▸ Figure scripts
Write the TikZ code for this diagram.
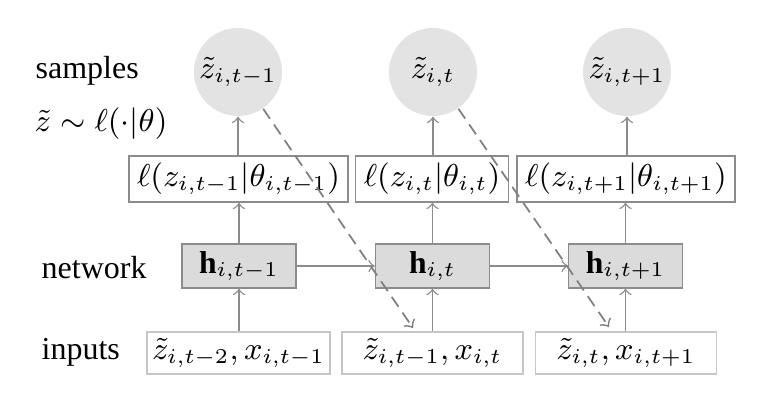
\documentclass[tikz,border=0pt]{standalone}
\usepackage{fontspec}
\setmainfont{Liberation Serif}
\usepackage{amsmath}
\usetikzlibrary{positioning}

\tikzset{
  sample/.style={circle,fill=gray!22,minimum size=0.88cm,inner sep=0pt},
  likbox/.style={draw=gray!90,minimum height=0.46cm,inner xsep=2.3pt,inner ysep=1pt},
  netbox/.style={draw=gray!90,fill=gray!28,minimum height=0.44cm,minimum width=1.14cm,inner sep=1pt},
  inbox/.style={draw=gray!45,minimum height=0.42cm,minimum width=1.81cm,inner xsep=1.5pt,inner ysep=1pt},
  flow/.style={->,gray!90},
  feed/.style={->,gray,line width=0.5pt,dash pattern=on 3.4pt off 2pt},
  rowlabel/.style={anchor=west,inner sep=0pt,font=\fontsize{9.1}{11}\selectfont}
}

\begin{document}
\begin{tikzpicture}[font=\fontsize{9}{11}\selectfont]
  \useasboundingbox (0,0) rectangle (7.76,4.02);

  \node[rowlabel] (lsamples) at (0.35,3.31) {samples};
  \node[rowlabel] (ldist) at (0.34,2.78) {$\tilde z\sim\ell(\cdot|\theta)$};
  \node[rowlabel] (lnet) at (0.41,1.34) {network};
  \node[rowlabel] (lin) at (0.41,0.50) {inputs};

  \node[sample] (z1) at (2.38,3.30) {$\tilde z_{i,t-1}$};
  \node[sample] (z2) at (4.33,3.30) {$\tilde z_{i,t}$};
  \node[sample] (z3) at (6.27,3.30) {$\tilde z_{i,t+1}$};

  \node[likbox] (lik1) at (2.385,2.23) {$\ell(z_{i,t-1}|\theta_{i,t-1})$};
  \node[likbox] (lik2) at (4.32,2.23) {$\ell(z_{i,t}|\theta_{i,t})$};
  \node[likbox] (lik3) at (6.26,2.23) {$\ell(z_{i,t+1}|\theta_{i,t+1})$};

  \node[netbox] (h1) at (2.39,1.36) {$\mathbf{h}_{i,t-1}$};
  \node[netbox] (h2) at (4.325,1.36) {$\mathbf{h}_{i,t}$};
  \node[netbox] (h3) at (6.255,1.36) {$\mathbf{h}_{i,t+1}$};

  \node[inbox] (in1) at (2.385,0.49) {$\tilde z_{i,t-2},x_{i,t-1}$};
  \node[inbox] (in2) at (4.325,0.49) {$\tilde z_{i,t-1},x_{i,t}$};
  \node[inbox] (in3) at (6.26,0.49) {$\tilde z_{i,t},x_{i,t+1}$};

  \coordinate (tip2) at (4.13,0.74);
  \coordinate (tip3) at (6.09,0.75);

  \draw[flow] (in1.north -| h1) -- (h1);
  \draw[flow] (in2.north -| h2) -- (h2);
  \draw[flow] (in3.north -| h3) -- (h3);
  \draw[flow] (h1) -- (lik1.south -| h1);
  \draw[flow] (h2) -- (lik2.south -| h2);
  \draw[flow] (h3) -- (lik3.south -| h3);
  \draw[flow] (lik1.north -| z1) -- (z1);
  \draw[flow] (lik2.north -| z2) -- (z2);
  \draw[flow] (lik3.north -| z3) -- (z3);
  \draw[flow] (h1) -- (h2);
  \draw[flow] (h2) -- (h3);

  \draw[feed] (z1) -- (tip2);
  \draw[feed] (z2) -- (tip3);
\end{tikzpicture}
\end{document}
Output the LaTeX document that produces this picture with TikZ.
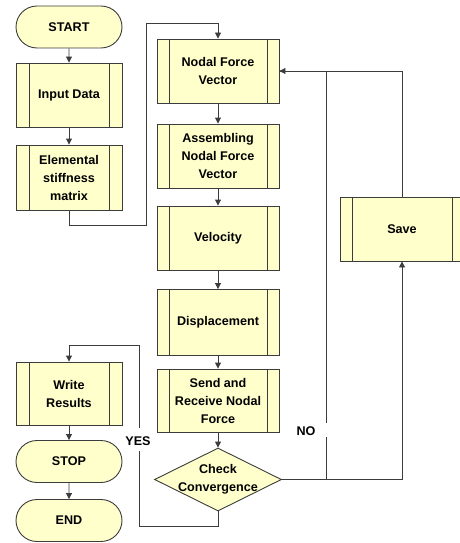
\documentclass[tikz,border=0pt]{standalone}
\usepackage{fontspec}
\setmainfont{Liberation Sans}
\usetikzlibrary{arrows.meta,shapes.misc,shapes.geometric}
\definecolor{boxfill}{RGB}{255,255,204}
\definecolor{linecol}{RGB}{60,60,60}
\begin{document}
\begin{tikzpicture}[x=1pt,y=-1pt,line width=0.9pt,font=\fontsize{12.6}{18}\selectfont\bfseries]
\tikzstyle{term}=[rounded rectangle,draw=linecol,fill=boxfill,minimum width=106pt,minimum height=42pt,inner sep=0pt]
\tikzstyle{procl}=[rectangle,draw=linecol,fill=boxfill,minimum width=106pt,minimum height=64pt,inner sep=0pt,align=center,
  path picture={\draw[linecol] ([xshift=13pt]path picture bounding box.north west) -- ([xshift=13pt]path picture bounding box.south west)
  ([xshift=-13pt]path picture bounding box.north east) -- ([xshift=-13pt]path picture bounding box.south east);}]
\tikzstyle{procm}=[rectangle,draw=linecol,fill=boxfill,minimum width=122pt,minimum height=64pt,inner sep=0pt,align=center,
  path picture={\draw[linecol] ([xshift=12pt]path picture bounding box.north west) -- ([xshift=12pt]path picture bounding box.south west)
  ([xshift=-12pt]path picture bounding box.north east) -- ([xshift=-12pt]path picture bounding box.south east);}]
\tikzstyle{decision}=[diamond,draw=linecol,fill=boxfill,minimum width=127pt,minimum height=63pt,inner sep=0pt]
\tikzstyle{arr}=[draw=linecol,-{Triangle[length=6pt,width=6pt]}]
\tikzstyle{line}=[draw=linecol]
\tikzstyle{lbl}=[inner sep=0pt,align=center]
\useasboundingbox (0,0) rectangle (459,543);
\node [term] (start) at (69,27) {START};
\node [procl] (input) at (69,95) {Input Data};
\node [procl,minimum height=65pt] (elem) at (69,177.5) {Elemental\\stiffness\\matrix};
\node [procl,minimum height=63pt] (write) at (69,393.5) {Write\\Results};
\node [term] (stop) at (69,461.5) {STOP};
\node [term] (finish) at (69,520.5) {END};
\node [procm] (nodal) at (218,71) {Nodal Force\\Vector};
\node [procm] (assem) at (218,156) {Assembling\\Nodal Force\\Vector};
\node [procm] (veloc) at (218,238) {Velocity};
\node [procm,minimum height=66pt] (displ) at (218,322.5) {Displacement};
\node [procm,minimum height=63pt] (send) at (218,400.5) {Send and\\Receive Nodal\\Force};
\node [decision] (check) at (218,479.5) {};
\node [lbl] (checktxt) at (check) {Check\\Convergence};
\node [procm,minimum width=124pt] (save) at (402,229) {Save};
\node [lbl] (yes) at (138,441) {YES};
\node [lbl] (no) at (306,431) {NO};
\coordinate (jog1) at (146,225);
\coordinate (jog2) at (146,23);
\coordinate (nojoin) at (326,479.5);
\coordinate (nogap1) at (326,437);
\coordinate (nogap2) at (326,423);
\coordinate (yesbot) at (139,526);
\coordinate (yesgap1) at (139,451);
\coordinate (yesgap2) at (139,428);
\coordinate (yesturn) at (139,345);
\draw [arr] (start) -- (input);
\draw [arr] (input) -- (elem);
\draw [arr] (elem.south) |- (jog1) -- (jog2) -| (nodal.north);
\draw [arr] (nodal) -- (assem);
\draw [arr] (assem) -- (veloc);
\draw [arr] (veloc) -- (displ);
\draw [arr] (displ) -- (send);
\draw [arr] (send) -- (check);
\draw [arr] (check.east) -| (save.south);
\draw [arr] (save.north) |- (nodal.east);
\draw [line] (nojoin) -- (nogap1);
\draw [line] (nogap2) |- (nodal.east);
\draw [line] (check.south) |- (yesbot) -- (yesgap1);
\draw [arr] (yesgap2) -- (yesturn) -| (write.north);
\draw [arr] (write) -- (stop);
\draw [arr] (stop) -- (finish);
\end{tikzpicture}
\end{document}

▸ INSTRUCTIONS FOR THE TASK
Extract, word for word, each line from the top of the data down to and including the line with "(tip3) at (6.09,0.75);"; skip the pictures.

▸ THE ANSWER
Write the TikZ code for this diagram.
\documentclass[tikz,border=0pt]{standalone}
\usepackage{fontspec}
\setmainfont{Liberation Serif}
\usepackage{amsmath}
\usetikzlibrary{positioning}

\tikzset{
  sample/.style={circle,fill=gray!22,minimum size=0.88cm,inner sep=0pt},
  likbox/.style={draw=gray!90,minimum height=0.46cm,inner xsep=2.3pt,inner ysep=1pt},
  netbox/.style={draw=gray!90,fill=gray!28,minimum height=0.44cm,minimum width=1.14cm,inner sep=1pt},
  inbox/.style={draw=gray!45,minimum height=0.42cm,minimum width=1.81cm,inner xsep=1.5pt,inner ysep=1pt},
  flow/.style={->,gray!90},
  feed/.style={->,gray,line width=0.5pt,dash pattern=on 3.4pt off 2pt},
  rowlabel/.style={anchor=west,inner sep=0pt,font=\fontsize{9.1}{11}\selectfont}
}

\begin{document}
\begin{tikzpicture}[font=\fontsize{9}{11}\selectfont]
  \useasboundingbox (0,0) rectangle (7.76,4.02);

  \node[rowlabel] (lsamples) at (0.35,3.31) {samples};
  \node[rowlabel] (ldist) at (0.34,2.78) {$\tilde z\sim\ell(\cdot|\theta)$};
  \node[rowlabel] (lnet) at (0.41,1.34) {network};
  \node[rowlabel] (lin) at (0.41,0.50) {inputs};

  \node[sample] (z1) at (2.38,3.30) {$\tilde z_{i,t-1}$};
  \node[sample] (z2) at (4.33,3.30) {$\tilde z_{i,t}$};
  \node[sample] (z3) at (6.27,3.30) {$\tilde z_{i,t+1}$};

  \node[likbox] (lik1) at (2.385,2.23) {$\ell(z_{i,t-1}|\theta_{i,t-1})$};
  \node[likbox] (lik2) at (4.32,2.23) {$\ell(z_{i,t}|\theta_{i,t})$};
  \node[likbox] (lik3) at (6.26,2.23) {$\ell(z_{i,t+1}|\theta_{i,t+1})$};

  \node[netbox] (h1) at (2.39,1.36) {$\mathbf{h}_{i,t-1}$};
  \node[netbox] (h2) at (4.325,1.36) {$\mathbf{h}_{i,t}$};
  \node[netbox] (h3) at (6.255,1.36) {$\mathbf{h}_{i,t+1}$};

  \node[inbox] (in1) at (2.385,0.49) {$\tilde z_{i,t-2},x_{i,t-1}$};
  \node[inbox] (in2) at (4.325,0.49) {$\tilde z_{i,t-1},x_{i,t}$};
  \node[inbox] (in3) at (6.26,0.49) {$\tilde z_{i,t},x_{i,t+1}$};

  \coordinate (tip2) at (4.13,0.74);
  \coordinate (tip3) at (6.09,0.75);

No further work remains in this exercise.